The incongruity between Labour's professed concern for the Kosovar
refugees and its reluctance to provide aid and asylum has become ever
more glaring. The plight of the refugees amassing in makeshift camps
has been manipulated by the mass media to stampede public opinion
into supporting military action. But the United Nations High
Commission for Refugees (UNHCR) warned on May 11 that it was running
out of money, having received only half the £87 million it needed to
fund its operations.

Britain was cited as one of the lowest contributors in a league table
of 18 countries. The UNHCR claimed that it had only received £490,000
from the UK, less than the price of one cruise missile and a fraction
of the £43 million the British government had spent at that stage of
the war. The government responded by claiming it had provided £3.4
million in direct assistance to refugees in Macedonia and Albania. If
this is true, the rebuttal confirms the government's continued policy
of bypassing the UN, as it did alongside the US when hostilities were
declared. This figure still represents just a tiny fraction of the
amount Blair had pledged.

It is not the first time that UNHCR has been in conflict with the
Blair government over its treatment of refugees. Hope Hanlon, a UNHCR
spokesperson, described the government's new Immigration and Asylum
legislation as “fundamentally unacceptable and even inhumane”. Last
May, the UNHCR issued a letter to the 15 governments of the European
Union and Switzerland, calling on them to stop repatriating refugees
back to Kosovo. Those affected included Serbs, Montenegrins,
Romanians and Muslim Slavs.

The UK was not even included in the initial list of countries
available to take in refugees from the overcrowded camps, as the
government refused to specify how many it would accept. Over the last
months, the Blair government has continuously violated the principle
of giving sanctuary to the very people they claim to be rescuing in
Yugoslavia.

Claire Short, the International Development Secretary, stated that
“moving people out of the region is doing exactly what Milosevic
wants.” In an article in the Sunday Telegraph April 4, Blair
described moves to grant asylum to Kosovar refugees as a “policy of
despair”, adding that they should be kept close to Kosovo's borders,
to apply “maximum pressure” on Milosevic.

Britain's belated agreement to accept up to 1,000 refugees a week was
only secured after much arm twisting within the Europe Union, and
government concern that its credibility was becoming compromised in
the public eye. The Balkan region was also becoming destabilised, as
the poorest economies in Europe, such as Albania and the republics of
Montenegro and Macedonia, became the main destination of refugees
fleeing the bombing. NATO allies, such as Germany, were becoming
increasingly bitter at the fact they had accepted a disproportionate
amount of refugees.

The British government has stated that those now arriving from the
Balkan refugee camps will be granted leave to remain in the UK, and
will be entitled to benefits and to seek employment.

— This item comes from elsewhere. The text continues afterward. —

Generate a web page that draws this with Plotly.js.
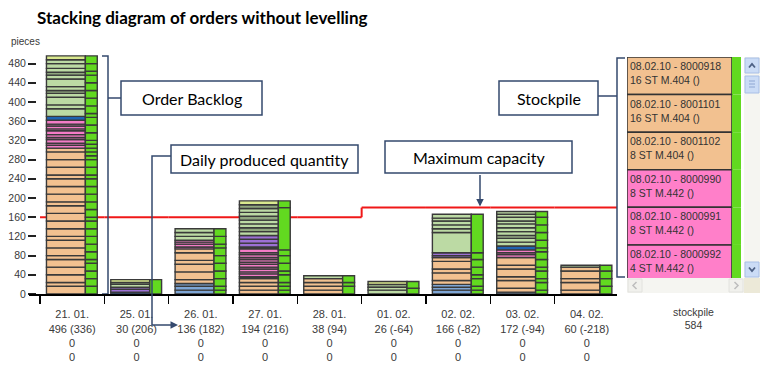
<!DOCTYPE html>
<html><head><meta charset="utf-8">
<script src="https://cdn.plot.ly/plotly-3.0.1.min.js"></script>
<style>html,body{margin:0;padding:0;background:#fff}#chart{width:768px;height:371px}</style>
</head><body><div id="chart"></div>
<script>
// ---------- data ----------
const dates    = ['21. 01.','25. 01.','26. 01.','27. 01.','28. 01.','01. 02.','02. 02.','03. 02.','04. 02.'];
const totals   = [496, 30, 136, 194, 38, 26, 166, 172, 60];
const balance  = [336, 206, 182, 216, 94, -64, -82, -94, -218];
const row3     = [0, 0, 0, 0, 0, 0, 0, 0, 0];
const row4     = [0, 0, 0, 0, 0, 0, 0, 0, 0];
const capacity = [160, 160, 160, 160, 160, 180, 180, 180, 180];

// order segments per day, bottom to top: [material group, order sizes]
const orders2101 = [['O',[16,8,16,16,16,8,16,16,8,16,16,16,16,8,16,16,16,8,16,16,16,8]],
                    ['P',[6,4,8,4,6,8,4,6,4,8]], ['B',[8]], ['G',[16,8,16,8]], ['D',[6]],
                    ['G',[8,16,8]], ['D',[6]], ['G',[8,10,8]], ['Y',[8]]];
const orders2501 = [['B',[4]], ['V',[6,4]], ['G',[6]], ['D',[4]], ['Y',[6]]];
const orders2601 = [['L',[8,8,6]], ['O',[8,16,16,8,16,8]], ['P',[4,6,4,4]], ['G',[8,8,8]]];
const orders2701 = [['O',[8,8,8,8]], ['K',[4]], ['P',[6,4,6,4,6,4,6,4,6,4,8]], ['K',[4]], ['V',[8,8,8]],
                    ['G',[8]], ['D',[8]], ['G',[8,8]], ['D',[8]], ['G',[8,8]], ['D',[8]], ['Y',[8]]];
const orders2801 = [['O',[8,8,8,8]], ['G',[6]]];
const orders0102 = [['G',[8,6]], ['D',[6]], ['Y',[6]]];
const orders0202 = [['L',[8,6,6]], ['O',[8,16,8,16,8]], ['V',[4,6]], ['G',[42]], ['G',[8,8,8,6,8]]];
const orders0302 = [['L',[4]], ['O',[8,16,8,16,8,16]], ['P',[6,4,6]], ['B',[8]], ['G',[8,8,6,8,8,8,6,8,6,6]]];
const orders0402 = [['O',[8,16,8,16,8]], ['G',[4]]];
const ordersByDay = [orders2101, orders2501, orders2601, orders2701, orders2801, orders0102, orders0202, orders0302, orders0402];

// produced quantity (green column) segments per day, bottom to top
const green2101 = [16,16,16,16,8,16,16,16,16,16,8,16,16,16,16,16,8,16,16,8,8,8,8,8,16,16,16,8,16,16,16,16,16,8,16,16];
const green2501 = [30];
const green2601 = [8,8,16,16,16,16,16,8,16,16];
const green2701 = [8,8,8,16,8,16,16,12,88,14];
const green2801 = [16,8,14];
const green0102 = [12,14];
const green0202 = [8,8,16,8,16,16,14,80];
const green0302 = [8,16,8,16,8,16,16,8,16,16,16,16,12];
const green0402 = [16,16,16,12];
const greenByDay = [green2101, green2501, green2601, green2701, green2801, green0102, green0202, green0302, green0402];

// stockpile list
const stockDates  = ['08.02.10','08.02.10','08.02.10','08.02.10','08.02.10','08.02.10'];
const stockOrders = ['8000918','8001101','8001102','8000990','8000991','8000992'];
const stockQty    = [16, 16, 8, 8, 8, 4];
const stockMat    = ['M.404','M.404','M.404','M.442','M.442','M.442'];
const stockTotal  = 584;

// ---------- styles ----------
const matColors = {O:'#F2C190', P:'#F47CC6', G:'#BCDAA4', D:'#8FA67E', Y:'#D9E88E',
                   B:'#1F63B0', L:'#7EA6D6', V:'#9C70D4', K:'#3C3C3C'};
const stockColors = {'M.404':'#F2C190', 'M.442':'#FF7FC9'};
const GREEN = '#62D920';
const SEG_LINE = {color:'#3a3a3a', width:1.4};
const NAVY = '#34496E';
const TICKFONT = {family:'Liberation Sans, Arial, sans-serif', size:11, color:'#3a3a3a'};
const BOXFONT = {family:'Lato, sans-serif', size:16, color:'#000'};

// pixel -> paper helpers (plot area l=37, t=54, w=723, h=240)
const px = x => (x - 37) / 723;
const py = y => (294 - y) / 240;

// ---------- traces ----------
const ox = [], oy = [], ob = [], oc = [];
ordersByDay.forEach((groups, i) => {
  let cum = 0;
  groups.forEach(([g, sizes]) => sizes.forEach(s => {
    ox.push(dates[i]); oy.push(s); ob.push(cum); oc.push(matColors[g]); cum += s;
  }));
});
const gx = [], gy = [], gb = [];
greenByDay.forEach((sizes, i) => {
  let cum = 0;
  sizes.forEach(s => { gx.push(dates[i]); gy.push(s); gb.push(cum); cum += s; });
});

const traces = [
  {type:'bar', x:ox, y:oy, base:ob, offset:-0.4, width:0.605,
   marker:{color:oc, line:SEG_LINE}, hoverinfo:'skip', xaxis:'x', yaxis:'y'},
  {type:'bar', x:gx, y:gy, base:gb, offset:0.205, width:0.185,
   marker:{color:GREEN, line:SEG_LINE}, hoverinfo:'skip', xaxis:'x', yaxis:'y'},
  {type:'bar', x:stockOrders.map(() => 'stockpile'), y:stockQty.map(() => 1),
   base:stockQty.map((q, i) => i), offset:-0.5, width:0.789,
   marker:{color:stockMat.map(m => stockColors[m]), line:{color:'#333', width:1.5}},
   hoverinfo:'skip', xaxis:'x2', yaxis:'y2'},
  {type:'bar', x:stockOrders.map(() => 'stockpile'), y:stockQty.map(() => 1),
   base:stockQty.map((q, i) => i), offset:0.289, width:0.068,
   marker:{color:GREEN, line:{width:0}},
   hoverinfo:'skip', xaxis:'x2', yaxis:'y2'}
];

// ---------- shapes ----------
const shapes = [];
const L = (x0, y0, x1, y1, color = NAVY, w = 1.5) =>
  ({type:'line', xref:'paper', yref:'paper', x0:px(x0), y0:py(y0), x1:px(x1), y1:py(y1), line:{color, width:w}, layer:'above'});
const R = (x0, y0, x1, y1, fill, lc = NAVY, w = 1.5) =>
  ({type:'rect', xref:'paper', yref:'paper', x0:px(x0), y0:py(y0), x1:px(x1), y1:py(y1), fillcolor:fill, line:{color:lc, width:w}, layer:'above'});
const P = (pts, color = NAVY, w = 1.5) =>
  ({type:'path', xref:'paper', yref:'paper', path:pts.map((p, k) => (k ? 'L' : 'M') + px(p[0]) + ',' + py(p[1])).join(' '), line:{color, width:w}, layer:'above'});

// capacity step line (behind bars)
capacity.forEach((c, i) => {
  shapes.push({type:'line', xref:'x', yref:'y', x0:i - 0.5, x1:i + 0.5, y0:c, y1:c, line:{color:'#F01818', width:2}, layer:'below'});
  if (i > 0 && capacity[i - 1] !== c)
    shapes.push({type:'line', xref:'x', yref:'y', x0:i - 0.5, x1:i - 0.5, y0:capacity[i - 1], y1:c, line:{color:'#F01818', width:2}, layer:'below'});
});
// axis baseline extension under y ticks
shapes.push(L(29, 295, 37, 295, '#000', 2));

// order backlog bracket (spans first bar)
shapes.push({type:'path', xref:'paper', yref:'y', layer:'above', line:{color:NAVY, width:1.5},
  path:`M${px(102)},${totals[0]} L${px(108)},${totals[0]} L${px(108)},0 L${px(102)},0`});
shapes.push(L(108, 98, 121, 98));
// boxes
shapes.push(R(121, 81, 262, 115, '#fff'));
shapes.push(R(171, 145, 358, 173, '#fff'));
shapes.push(R(385, 141, 572, 173, '#fff'));
shapes.push(R(499, 81, 598, 115, '#fff'));
// daily produced connector
shapes.push(P([[171, 156], [152, 156], [152, 325], [172, 325]]));
// stockpile bracket
shapes.push(P([[625, 58], [617, 58], [617, 277], [625, 277]]));
shapes.push(L(617, 96, 598, 96));
// scrollbars
shapes.push(R(744, 57, 760, 278, '#F5F5F1', '#F5F5F1', 0));
shapes.push(R(745, 58, 759, 73, '#CBDCF6', '#A8BFE6', 1));
shapes.push(P([[749, 67.5], [752, 64], [755, 67.5]], '#4D6185', 1.8));
shapes.push(R(745, 76, 759, 93, '#CBDCF6', '#A8BFE6', 1));
[81, 84, 87].forEach(y => shapes.push(L(749, y, 755, y, '#8EA6D2', 1)));
shapes.push(R(745, 262, 759, 277, '#CBDCF6', '#A8BFE6', 1));
shapes.push(P([[749, 267.5], [752, 271], [755, 267.5]], '#4D6185', 1.8));
shapes.push(R(627, 278, 744, 293, '#F5F5F1', '#F5F5F1', 0));
shapes.push(R(628, 279, 642, 292, '#F1F1ED', '#E2E2DE', 1));
shapes.push(P([[636.5, 282], [633, 285.5], [636.5, 289]], '#BDBDBD', 1.5));
shapes.push(R(729, 279, 743, 292, '#F1F1ED', '#E2E2DE', 1));
shapes.push(P([[734.5, 282], [738, 285.5], [734.5, 289]], '#BDBDBD', 1.5));
shapes.push(R(744, 278, 760, 293, '#ECE9D8', '#ECE9D8', 0));

// ---------- annotations ----------
const C = {xanchor:'center', yanchor:'middle', showarrow:false, xref:'paper', yref:'paper'};
const annotations = [
  {...C, x:px(25), y:py(42), text:'pieces',
   font:{family:'Liberation Sans, Arial, sans-serif', size:10, color:'#3a3a3a'}},
  {...C, x:px(191.5), y:py(98), text:'Order Backlog', font:BOXFONT},
  {...C, x:px(264.5), y:py(159), text:'Daily produced quantity', font:BOXFONT},
  {...C, x:px(478.5), y:py(157), text:'Maximum capacity', font:BOXFONT},
  {...C, x:px(548.5), y:py(98), text:'Stockpile', font:BOXFONT},
  {xref:'paper', yref:'y', x:px(480), y:capacity[6], text:'', showarrow:true, ax:0, ay:-34,
   arrowhead:2, arrowsize:1, arrowwidth:1.5, arrowcolor:NAVY, standoff:1},
  {xref:'paper', yref:'paper', x:px(178), y:py(325), text:'', showarrow:true, ax:-8, ay:0,
   arrowhead:2, arrowsize:1, arrowwidth:1.5, arrowcolor:NAVY}
];
stockOrders.forEach((o, i) => annotations.push({
  xref:'x2', yref:'y2', x:-0.5, y:i, xanchor:'left', yanchor:'top', xshift:1, yshift:-1, align:'left',
  text:`${stockDates[i]} - ${o}<br>${stockQty[i]} ST ${stockMat[i]} ()`, showarrow:false,
  font:{family:'Liberation Sans, Arial, sans-serif', size:10.5, color:'#333'}
}));

// ---------- layout ----------
const layout = {
  width:768, height:371,
  margin:{l:37, r:8, t:54, b:77, pad:0},
  paper_bgcolor:'#fff', plot_bgcolor:'#fff',
  showlegend:false, barmode:'overlay', hovermode:false,
  title:{text:'<b>Stacking diagram of orders without levelling</b>', xref:'container', yref:'container',
         x:37/768, xanchor:'left', y:1 - 18/371, yanchor:'middle',
         font:{family:'Lato, sans-serif', size:17, color:'#000'}},
  xaxis:{type:'category', domain:[0, px(617)], range:[-0.547, 8.47], anchor:'y',
         tickmode:'array', tickvals:dates,
         ticktext:dates.map((d, i) => `${d}<br>${totals[i]} (${balance[i]})<br>${row3[i]}<br>${row4[i]}`),
         tickson:'boundaries', ticks:'outside', ticklen:8, tickwidth:1.5, tickcolor:'#000',
         ticklabelstandoff:9,
         showline:true, linecolor:'#000', linewidth:2, showgrid:false, zeroline:false,
         tickfont:TICKFONT, fixedrange:true},
  yaxis:{range:[0, 500], dtick:40, tick0:0, ticks:'outside', ticklen:8, tickwidth:2, tickcolor:'#222',
         showline:false, showgrid:false, zeroline:false, tickfont:{...TICKFONT, size:10.5}, fixedrange:true},
  xaxis2:{type:'category', domain:[px(627), 1], range:[-0.5, 0.5], anchor:'free', position:0,
          tickmode:'array', tickvals:['stockpile'], ticktext:[`stockpile<br>${stockTotal}`],
          ticks:'outside', ticklen:8, tickcolor:'rgba(0,0,0,0)', ticklabelstandoff:0,
          showline:false, showgrid:false,
          zeroline:false, tickfont:{...TICKFONT, size:10.5}, fixedrange:true},
  yaxis2:{domain:[py(278), py(57)], range:[5.88, 0], anchor:'x2', visible:false, fixedrange:true},
  shapes, annotations
};

Plotly.newPlot('chart', traces, layout, {staticPlot:true, displayModeBar:false});
</script></body></html>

This contrasts
with the treatment of some 7,000 Kosovar refugees that arrived prior
to the NATO bombing, who are still waiting for their cases to be
processed.

The media gives extended coverage to any demonstration of gratitude
expressed by the minority of Kosovar refugees who have managed to
obtain temporary asylum in Britain and to the Blair's stage-managed
visits to the border camps. Meanwhile, the lot of the vast majority
of refugees goes largely unreported. Under the terms of the new
legislation, those who arrived prior to the outbreak of war, like
those seeking asylum from other countries, can be subject to the new
powers of search and detention, and will have their rights to cash
benefits withdrawn. Instead, they receive vouchers that can be used
to claim a limited variety of basic items.

Only a month before the war began, a Kosovan couple who were fleeing
from the Drenica region, one of the main centres of the conflict,
were imprisoned in Britain. Arriving at Heathrow, en-route to Canada,
the couple was discovered to be travelling on false Greek passports.
When they tried to claim asylum, the 25-year-old woman, who was
pregnant, was sent to Holloway prison, whilst her husband was sent to
Wormwood Scrubs. The woman was later released after becoming ill and
depressed; her husband is likely to be released only on condition
that he wears an electronic tag.

The human rights group Amnesty International is taking up their case.
A spokesman for the human rights group commented, “There are two
government policies on Kosovan refugees. The high profile one that
involves the evacuation of the camps in Macedonia and another hidden
policy which applies to the vast majority, who are treated as if they
are criminals when in fact they are just seeking protection.”